Obligations Related to Property and Children
The appellate court affirmed the trial court's ruling regarding the division of obligations associated with the patio home and the responsibilities for the children's extracurricular expenses. The circuit court decided that Steven would be responsible for half of the city and county real estate taxes on the patio home, as well as a portion of insurance costs, reflecting a fair division of responsibilities related to the property. It was noted that these obligations were reasonable given the circumstances and the eventual sale of the home, which was to be divided equally between the parties. Additionally, the court clarified that the expenses for the children's activities were classified as marital debts rather than child support obligations, which further aligned with the equitable distribution principles. The appellate court concluded that the trial court acted within its discretion, ensuring that the distribution of obligations reflected the parties’ joint responsibilities during the marriage.

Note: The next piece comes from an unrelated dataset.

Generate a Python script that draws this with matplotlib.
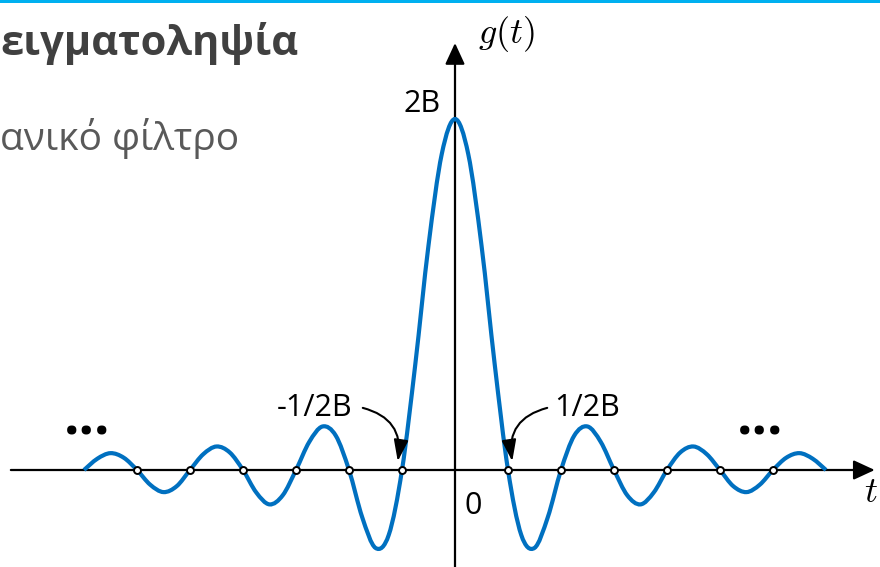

Conclusion on Trial Court's Discretion
Throughout its opinion, the Kentucky Court of Appeals emphasized the standard of review concerning the trial court's discretion in divorce proceedings. It reiterated that findings of fact shall not be set aside unless they are clearly erroneous, and deference must be given to the trial court's ability to assess credibility and the weight of evidence presented. The appellate court found no abuse of discretion in any aspect of the trial court's rulings, affirming that the decisions made were reasonable, grounded in law, and supported by the evidence. As such, the appellate court upheld the family court’s decisions on all contested issues, reinforcing the principle that divorce settlements require careful, case-specific analysis that courts are best positioned to undertake.